Most PHP and Laravel devs reading these headlines will shrug: "MySQL works fine for me." But this land grab matters not because it predicts MySQL's death — it doesn't — but because it is quietly rewriting what "the database behind your app" is even supposed to look like.
1. The Database as Lego
Neon, Supabase, and Crunchy don't sell a classical RDBMS. They sell a Postgres you can branch, clone in one second, and spin up as a per-pull-request environment. For a small agency, that turns staging-environment cost from tens of dollars per month into pennies per PR. For Laravel devs, it means php artisan migrate becomes routine, not scary, because every migration runs in a throwaway branch first.

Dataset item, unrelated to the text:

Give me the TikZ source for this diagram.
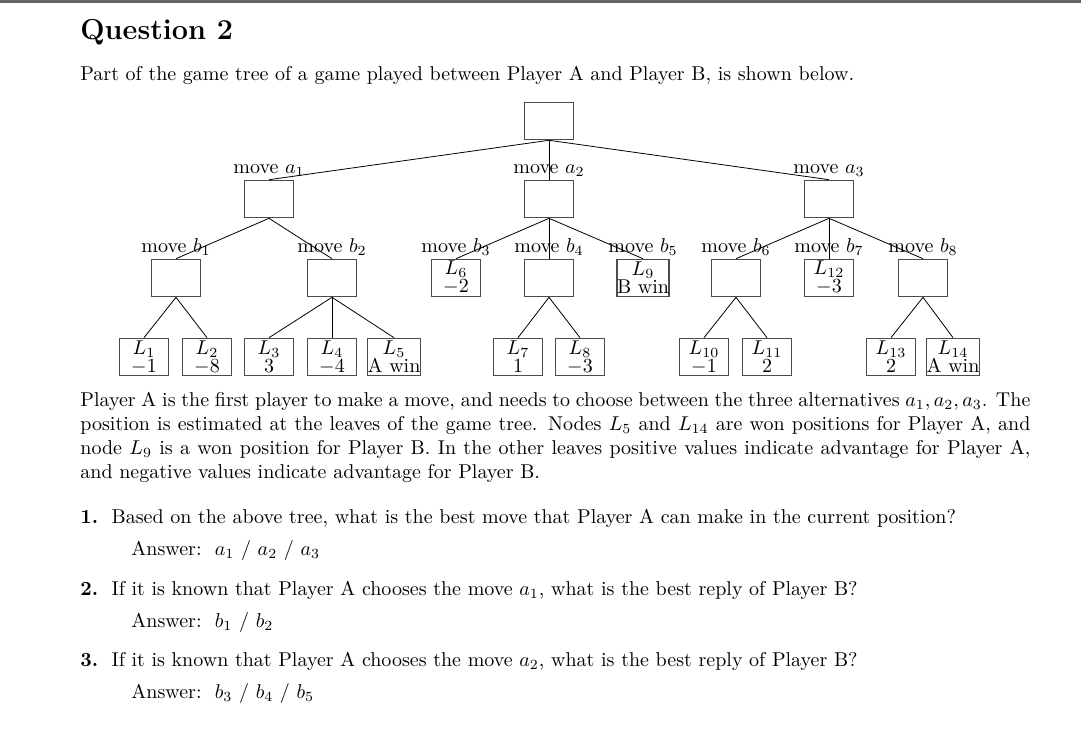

2. AI Workloads Expect a Relational Database
pgvector has become the de-facto standard over the past two years, and Postgres 18's tighter integration of JSON, full-text search, and vector search means you can keep "application data + embeddings + relational queries" inside a single Postgres instance. Small teams especially benefit: you don't need to operate Postgres + Pinecone + Elasticsearch as three systems; one Postgres is enough.
3. What Happens to MySQL
It isn't dying — the LAMP stack has run for thirty years and MySQL still dominates e-commerce and SaaS. But the choice is now stark: MariaDB and Percona either catch up on vectors, branching, and cloud-native primitives, or MySQL becomes the "stable, boring legacy" choice while new builds default to Postgres. Stack Overflow's 2026 developer survey already shows roughly a 3:1 preference for Postgres in greenfield projects.
My Take
If you run backend for an agency or a product team this quarter, do three things. First, default the next new project to Postgres, and try Neon or Supabase branching for a week — you will not go back. Second, take one MySQL project and rebuild its search feature on pgvector as an internal demo. That single demo will sell "our DB is AI-ready" to your clients faster than ten LinkedIn posts. Third, do not rush an MySQL-to-Postgres migration; migration cost is always larger than estimated, but plan emotionally for "in five years, new projects won't be MySQL," and start seeding Postgres knowledge into the team now.
The reason the blue elephant is worth $1.35B is that it is the greatest common factor of application, AI, and analytics workloads. For web developers, learning it deeply is the highest-ROI career move available in 2026.